**To be done**
Nothing beyond the line containing "from matplotlib.patches import Rectangle" is to be printed; print exactly each line from the start of the records below through that line, leaving out pictures.

**Plotting code records**
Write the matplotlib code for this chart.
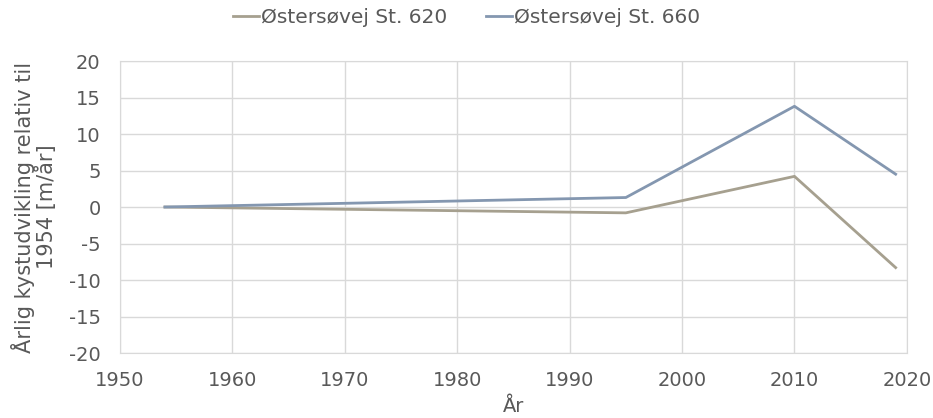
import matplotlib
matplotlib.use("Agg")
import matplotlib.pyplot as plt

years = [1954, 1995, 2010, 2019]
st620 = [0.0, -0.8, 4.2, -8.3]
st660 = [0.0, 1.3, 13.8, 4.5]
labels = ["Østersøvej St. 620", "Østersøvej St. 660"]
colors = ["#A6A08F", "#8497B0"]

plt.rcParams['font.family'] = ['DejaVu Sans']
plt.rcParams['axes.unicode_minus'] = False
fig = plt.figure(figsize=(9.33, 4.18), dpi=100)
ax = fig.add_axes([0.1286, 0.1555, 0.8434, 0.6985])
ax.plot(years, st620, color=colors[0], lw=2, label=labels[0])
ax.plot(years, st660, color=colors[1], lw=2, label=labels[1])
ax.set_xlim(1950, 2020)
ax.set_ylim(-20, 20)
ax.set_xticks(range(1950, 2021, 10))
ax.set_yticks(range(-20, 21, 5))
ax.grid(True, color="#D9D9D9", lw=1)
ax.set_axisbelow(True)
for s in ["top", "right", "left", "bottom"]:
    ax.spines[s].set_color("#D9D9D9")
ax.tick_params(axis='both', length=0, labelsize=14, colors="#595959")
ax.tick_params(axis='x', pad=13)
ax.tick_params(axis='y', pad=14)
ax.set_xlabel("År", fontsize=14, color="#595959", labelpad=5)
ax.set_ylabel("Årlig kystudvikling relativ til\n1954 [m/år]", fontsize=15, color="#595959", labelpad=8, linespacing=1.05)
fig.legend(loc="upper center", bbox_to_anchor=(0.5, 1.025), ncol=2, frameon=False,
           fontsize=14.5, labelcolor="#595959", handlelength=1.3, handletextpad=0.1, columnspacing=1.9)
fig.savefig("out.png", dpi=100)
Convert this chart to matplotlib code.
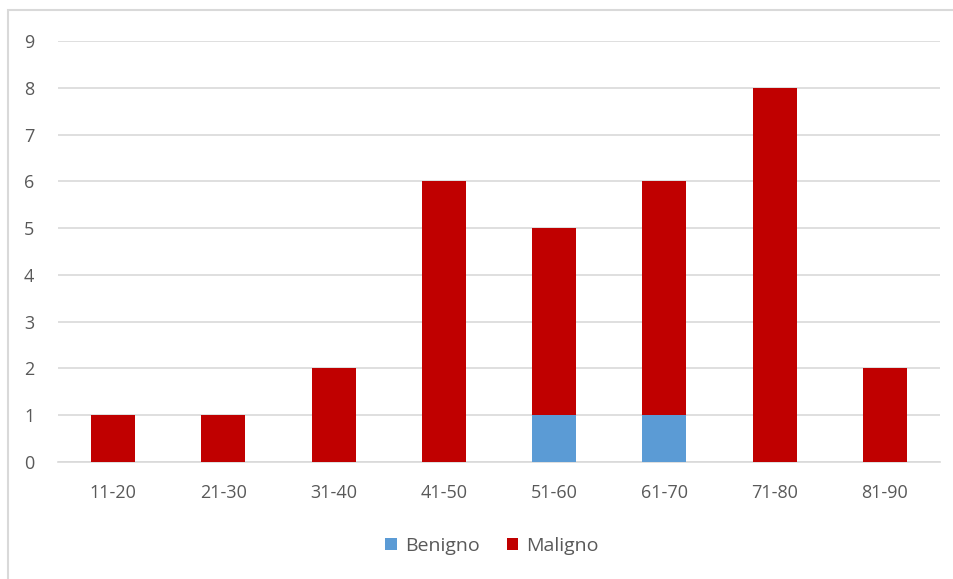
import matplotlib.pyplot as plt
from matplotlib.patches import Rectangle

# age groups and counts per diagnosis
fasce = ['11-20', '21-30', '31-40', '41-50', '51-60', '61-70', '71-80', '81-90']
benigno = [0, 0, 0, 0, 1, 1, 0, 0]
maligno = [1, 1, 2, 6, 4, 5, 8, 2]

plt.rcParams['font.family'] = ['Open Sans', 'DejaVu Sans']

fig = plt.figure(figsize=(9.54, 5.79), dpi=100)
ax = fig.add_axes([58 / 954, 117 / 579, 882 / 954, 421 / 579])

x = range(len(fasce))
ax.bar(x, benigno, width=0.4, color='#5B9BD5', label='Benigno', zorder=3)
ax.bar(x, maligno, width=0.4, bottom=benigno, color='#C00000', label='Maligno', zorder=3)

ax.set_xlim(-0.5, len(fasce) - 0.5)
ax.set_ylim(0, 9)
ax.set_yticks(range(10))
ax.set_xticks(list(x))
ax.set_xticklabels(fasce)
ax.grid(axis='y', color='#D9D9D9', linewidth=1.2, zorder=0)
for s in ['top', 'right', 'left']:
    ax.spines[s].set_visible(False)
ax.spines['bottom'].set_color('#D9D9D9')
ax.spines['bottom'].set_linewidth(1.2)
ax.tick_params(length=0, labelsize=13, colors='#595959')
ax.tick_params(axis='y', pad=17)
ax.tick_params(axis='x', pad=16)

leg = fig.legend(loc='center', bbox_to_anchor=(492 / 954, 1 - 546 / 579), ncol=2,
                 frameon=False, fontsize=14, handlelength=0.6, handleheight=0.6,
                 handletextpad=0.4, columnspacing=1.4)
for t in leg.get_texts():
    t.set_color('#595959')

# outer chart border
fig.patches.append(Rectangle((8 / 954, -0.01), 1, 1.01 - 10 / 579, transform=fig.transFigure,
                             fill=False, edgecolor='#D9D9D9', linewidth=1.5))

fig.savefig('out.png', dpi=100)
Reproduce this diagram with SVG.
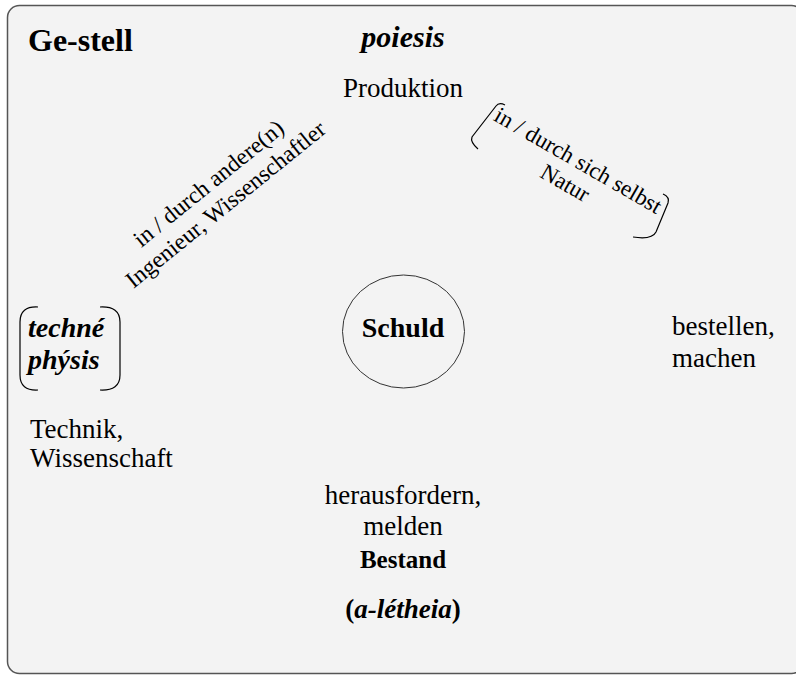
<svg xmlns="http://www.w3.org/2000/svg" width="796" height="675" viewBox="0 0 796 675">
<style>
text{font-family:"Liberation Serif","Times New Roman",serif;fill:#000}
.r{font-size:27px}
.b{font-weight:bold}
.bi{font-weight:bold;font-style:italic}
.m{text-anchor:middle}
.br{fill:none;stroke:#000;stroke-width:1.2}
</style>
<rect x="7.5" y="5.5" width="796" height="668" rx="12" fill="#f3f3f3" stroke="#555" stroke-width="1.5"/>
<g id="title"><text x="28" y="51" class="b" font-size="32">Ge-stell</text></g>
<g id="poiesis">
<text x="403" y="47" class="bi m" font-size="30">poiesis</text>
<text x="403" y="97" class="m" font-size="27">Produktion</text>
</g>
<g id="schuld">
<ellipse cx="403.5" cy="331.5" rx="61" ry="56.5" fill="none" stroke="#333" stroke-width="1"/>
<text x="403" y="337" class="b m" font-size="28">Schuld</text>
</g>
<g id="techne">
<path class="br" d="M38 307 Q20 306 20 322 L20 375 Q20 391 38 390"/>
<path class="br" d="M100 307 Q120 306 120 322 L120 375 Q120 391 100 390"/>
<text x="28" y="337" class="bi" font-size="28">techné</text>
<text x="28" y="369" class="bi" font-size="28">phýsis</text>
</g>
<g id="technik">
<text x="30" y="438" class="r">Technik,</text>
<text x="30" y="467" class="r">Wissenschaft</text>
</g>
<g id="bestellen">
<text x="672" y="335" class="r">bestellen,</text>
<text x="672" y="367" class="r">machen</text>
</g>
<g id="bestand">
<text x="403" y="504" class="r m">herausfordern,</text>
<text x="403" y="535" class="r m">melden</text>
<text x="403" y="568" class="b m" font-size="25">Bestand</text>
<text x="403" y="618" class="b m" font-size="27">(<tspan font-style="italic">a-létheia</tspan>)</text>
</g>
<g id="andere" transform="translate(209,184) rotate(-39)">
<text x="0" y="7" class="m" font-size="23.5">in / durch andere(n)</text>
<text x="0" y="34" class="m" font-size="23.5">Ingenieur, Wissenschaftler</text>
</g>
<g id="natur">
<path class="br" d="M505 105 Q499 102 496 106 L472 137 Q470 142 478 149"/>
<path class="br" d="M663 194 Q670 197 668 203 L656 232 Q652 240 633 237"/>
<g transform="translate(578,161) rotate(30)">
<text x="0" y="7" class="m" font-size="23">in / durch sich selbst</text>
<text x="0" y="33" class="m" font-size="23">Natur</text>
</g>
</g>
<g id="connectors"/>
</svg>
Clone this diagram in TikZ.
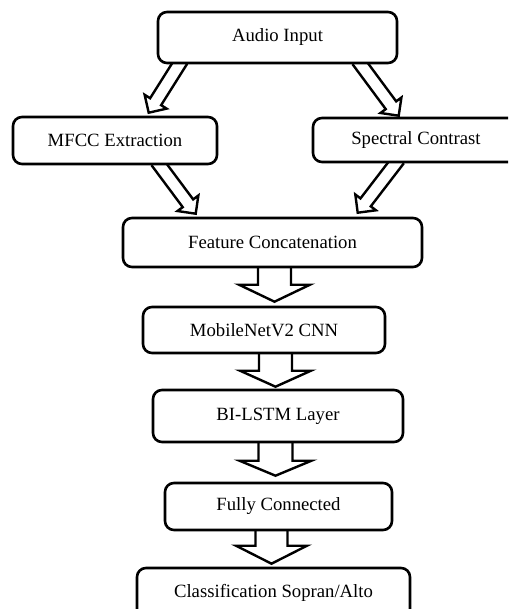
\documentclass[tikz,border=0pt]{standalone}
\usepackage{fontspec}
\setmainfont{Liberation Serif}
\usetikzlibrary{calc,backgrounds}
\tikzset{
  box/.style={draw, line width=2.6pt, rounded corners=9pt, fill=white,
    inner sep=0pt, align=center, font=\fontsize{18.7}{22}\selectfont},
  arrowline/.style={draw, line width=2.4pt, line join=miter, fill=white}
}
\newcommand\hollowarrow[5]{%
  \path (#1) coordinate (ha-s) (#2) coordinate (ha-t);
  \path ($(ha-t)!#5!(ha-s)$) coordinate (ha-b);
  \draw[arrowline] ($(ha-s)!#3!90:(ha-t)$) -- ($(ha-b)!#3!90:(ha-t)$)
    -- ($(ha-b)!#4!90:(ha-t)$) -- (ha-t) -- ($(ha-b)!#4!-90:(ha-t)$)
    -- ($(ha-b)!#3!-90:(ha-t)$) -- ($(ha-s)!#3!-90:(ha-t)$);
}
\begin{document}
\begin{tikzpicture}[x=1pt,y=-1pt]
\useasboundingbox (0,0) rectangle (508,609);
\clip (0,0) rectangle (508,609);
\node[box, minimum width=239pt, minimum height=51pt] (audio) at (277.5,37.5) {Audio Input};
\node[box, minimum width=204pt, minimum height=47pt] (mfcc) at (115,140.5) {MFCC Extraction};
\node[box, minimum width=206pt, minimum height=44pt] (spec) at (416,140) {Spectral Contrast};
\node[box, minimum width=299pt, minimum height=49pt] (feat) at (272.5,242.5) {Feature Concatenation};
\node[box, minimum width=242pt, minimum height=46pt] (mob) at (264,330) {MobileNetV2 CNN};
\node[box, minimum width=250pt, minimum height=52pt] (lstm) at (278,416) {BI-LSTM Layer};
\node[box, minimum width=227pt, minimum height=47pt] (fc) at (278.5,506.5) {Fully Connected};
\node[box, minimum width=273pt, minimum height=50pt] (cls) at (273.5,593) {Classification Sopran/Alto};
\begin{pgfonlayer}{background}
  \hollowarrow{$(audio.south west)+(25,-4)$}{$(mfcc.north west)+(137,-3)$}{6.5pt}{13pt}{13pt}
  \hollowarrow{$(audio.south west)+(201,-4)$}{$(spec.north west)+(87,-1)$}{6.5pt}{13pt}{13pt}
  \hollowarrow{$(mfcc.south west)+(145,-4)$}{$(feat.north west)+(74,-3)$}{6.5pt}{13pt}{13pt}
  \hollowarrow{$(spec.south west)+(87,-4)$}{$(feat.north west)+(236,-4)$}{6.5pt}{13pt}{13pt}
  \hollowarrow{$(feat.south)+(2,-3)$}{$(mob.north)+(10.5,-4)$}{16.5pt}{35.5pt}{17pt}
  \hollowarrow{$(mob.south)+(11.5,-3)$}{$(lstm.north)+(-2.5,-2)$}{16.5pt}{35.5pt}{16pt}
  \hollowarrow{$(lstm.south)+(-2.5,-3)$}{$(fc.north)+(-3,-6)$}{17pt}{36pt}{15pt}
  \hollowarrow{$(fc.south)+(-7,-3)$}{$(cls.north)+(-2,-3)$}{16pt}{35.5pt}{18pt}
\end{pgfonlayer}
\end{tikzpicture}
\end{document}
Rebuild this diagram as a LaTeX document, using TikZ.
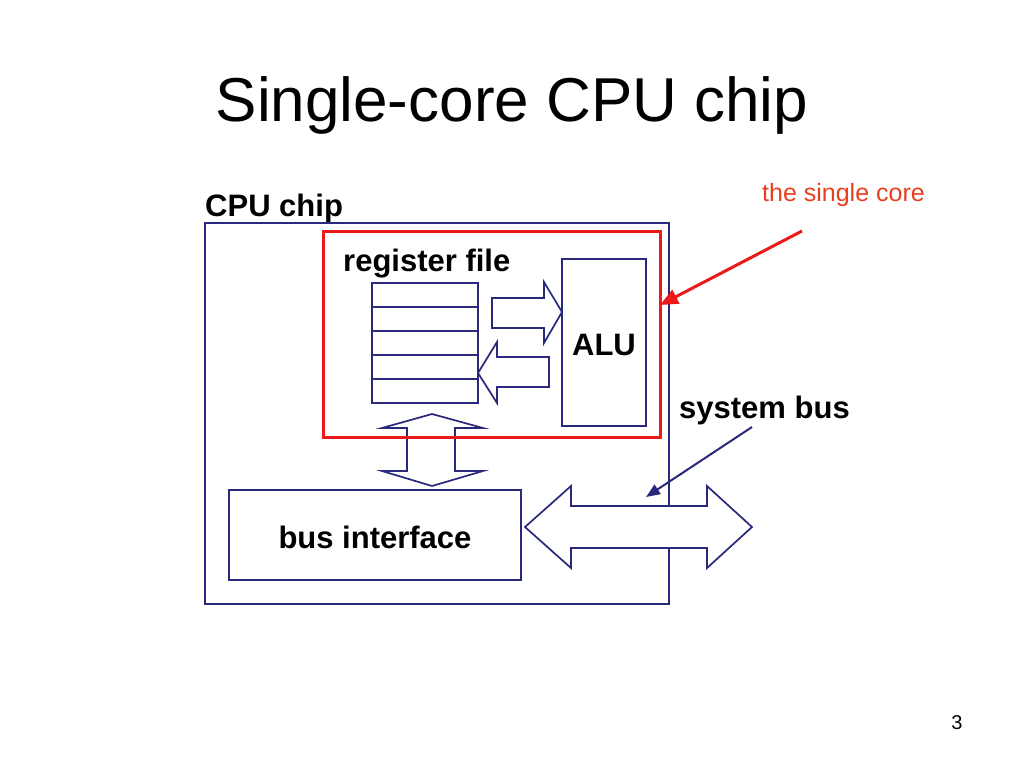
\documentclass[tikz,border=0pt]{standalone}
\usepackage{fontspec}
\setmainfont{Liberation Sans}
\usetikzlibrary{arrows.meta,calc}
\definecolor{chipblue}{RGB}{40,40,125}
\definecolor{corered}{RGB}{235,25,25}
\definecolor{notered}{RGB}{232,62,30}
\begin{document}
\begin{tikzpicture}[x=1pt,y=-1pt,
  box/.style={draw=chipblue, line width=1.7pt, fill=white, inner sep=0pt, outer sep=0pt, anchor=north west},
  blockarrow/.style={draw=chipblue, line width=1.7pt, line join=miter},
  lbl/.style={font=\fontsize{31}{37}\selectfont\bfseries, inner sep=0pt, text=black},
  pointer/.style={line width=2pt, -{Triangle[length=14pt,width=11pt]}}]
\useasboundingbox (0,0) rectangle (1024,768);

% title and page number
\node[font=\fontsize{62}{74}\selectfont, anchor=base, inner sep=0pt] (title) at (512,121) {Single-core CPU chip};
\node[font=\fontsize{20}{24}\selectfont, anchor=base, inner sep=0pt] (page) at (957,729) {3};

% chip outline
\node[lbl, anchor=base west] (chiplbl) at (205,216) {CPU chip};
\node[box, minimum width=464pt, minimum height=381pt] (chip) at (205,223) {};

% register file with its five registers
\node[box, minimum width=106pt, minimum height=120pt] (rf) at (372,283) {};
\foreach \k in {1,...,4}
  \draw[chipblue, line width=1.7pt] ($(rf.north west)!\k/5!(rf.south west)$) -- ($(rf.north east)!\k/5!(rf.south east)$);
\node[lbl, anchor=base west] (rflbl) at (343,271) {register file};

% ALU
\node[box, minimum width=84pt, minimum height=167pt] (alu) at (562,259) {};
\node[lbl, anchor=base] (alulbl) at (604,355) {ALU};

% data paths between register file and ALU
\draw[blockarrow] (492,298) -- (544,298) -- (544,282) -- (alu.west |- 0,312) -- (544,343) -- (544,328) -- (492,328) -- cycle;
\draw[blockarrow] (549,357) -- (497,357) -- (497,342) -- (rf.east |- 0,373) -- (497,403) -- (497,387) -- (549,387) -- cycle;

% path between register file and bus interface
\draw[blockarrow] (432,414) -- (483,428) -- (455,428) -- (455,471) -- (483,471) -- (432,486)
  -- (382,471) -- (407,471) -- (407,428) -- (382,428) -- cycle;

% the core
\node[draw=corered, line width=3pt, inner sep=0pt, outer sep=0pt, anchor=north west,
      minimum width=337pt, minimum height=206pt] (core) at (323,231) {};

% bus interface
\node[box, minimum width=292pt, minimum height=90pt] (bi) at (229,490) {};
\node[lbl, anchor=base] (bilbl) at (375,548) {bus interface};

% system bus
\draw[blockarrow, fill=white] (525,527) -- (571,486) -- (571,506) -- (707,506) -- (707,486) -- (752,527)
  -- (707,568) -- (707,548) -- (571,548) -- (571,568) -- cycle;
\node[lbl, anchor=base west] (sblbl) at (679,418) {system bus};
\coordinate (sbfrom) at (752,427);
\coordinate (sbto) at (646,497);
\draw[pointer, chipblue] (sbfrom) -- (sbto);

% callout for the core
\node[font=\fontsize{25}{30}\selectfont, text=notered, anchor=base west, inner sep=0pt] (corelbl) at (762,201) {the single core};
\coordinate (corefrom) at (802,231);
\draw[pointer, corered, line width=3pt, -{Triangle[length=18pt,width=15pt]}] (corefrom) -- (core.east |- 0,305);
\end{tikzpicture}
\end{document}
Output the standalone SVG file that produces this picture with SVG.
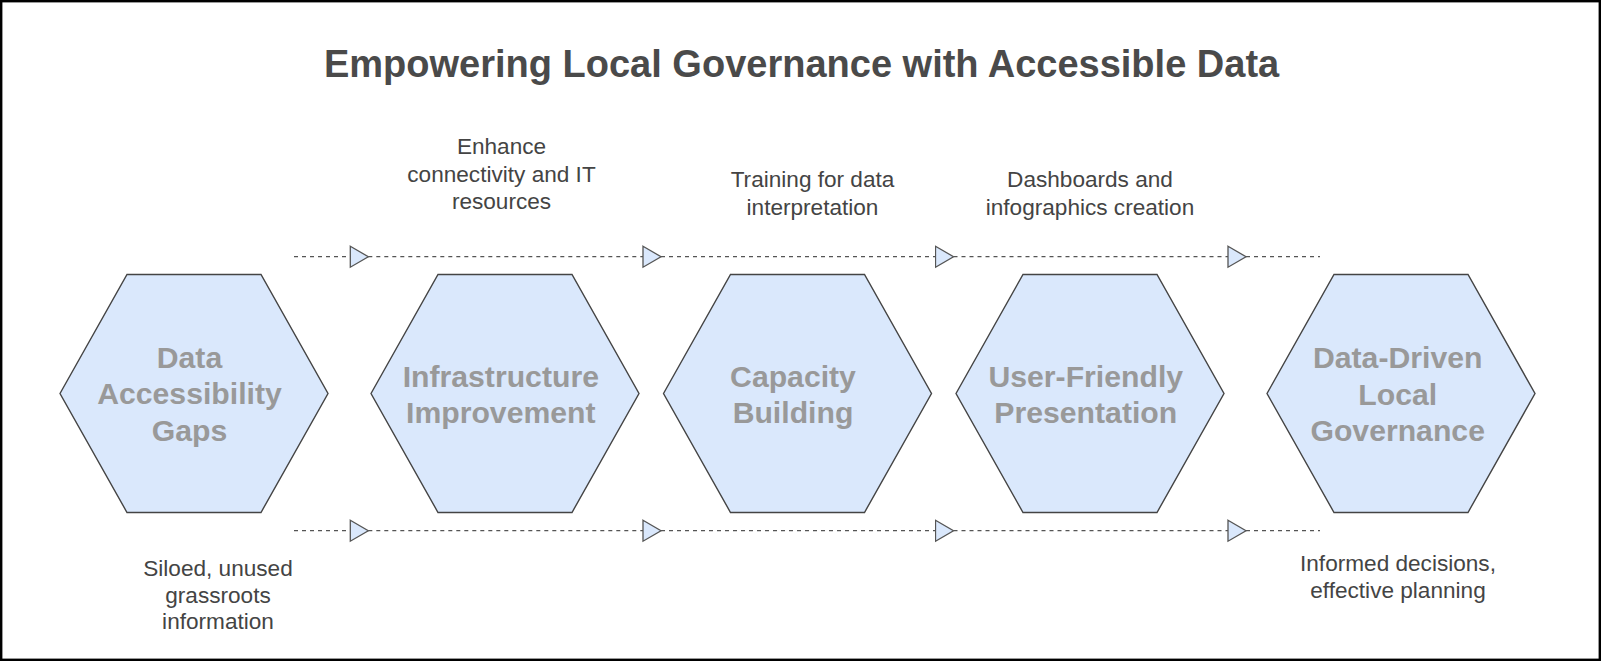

**Full response**
Write the matplotlib code for this chart.
import matplotlib
matplotlib.use("Agg")
import matplotlib.pyplot as plt

years = [1954, 1995, 2010, 2019]
st620 = [0.0, -0.8, 4.2, -8.3]
st660 = [0.0, 1.3, 13.8, 4.5]
labels = ["Østersøvej St. 620", "Østersøvej St. 660"]
colors = ["#A6A08F", "#8497B0"]

plt.rcParams['font.family'] = ['DejaVu Sans']
plt.rcParams['axes.unicode_minus'] = False
fig = plt.figure(figsize=(9.33, 4.18), dpi=100)
ax = fig.add_axes([0.1286, 0.1555, 0.8434, 0.6985])
ax.plot(years, st620, color=colors[0], lw=2, label=labels[0])
ax.plot(years, st660, color=colors[1], lw=2, label=labels[1])
ax.set_xlim(1950, 2020)
ax.set_ylim(-20, 20)
ax.set_xticks(range(1950, 2021, 10))
ax.set_yticks(range(-20, 21, 5))
ax.grid(True, color="#D9D9D9", lw=1)
ax.set_axisbelow(True)
for s in ["top", "right", "left", "bottom"]:
    ax.spines[s].set_color("#D9D9D9")
ax.tick_params(axis='both', length=0, labelsize=14, colors="#595959")
ax.tick_params(axis='x', pad=13)
ax.tick_params(axis='y', pad=14)
ax.set_xlabel("År", fontsize=14, color="#595959", labelpad=5)
ax.set_ylabel("Årlig kystudvikling relativ til\n1954 [m/år]", fontsize=15, color="#595959", labelpad=8, linespacing=1.05)
fig.legend(loc="upper center", bbox_to_anchor=(0.5, 1.025), ncol=2, frameon=False,
           fontsize=14.5, labelcolor="#595959", handlelength=1.3, handletextpad=0.1, columnspacing=1.9)
fig.savefig("out.png", dpi=100)
Convert this chart to matplotlib code.
import matplotlib.pyplot as plt
from matplotlib.patches import Rectangle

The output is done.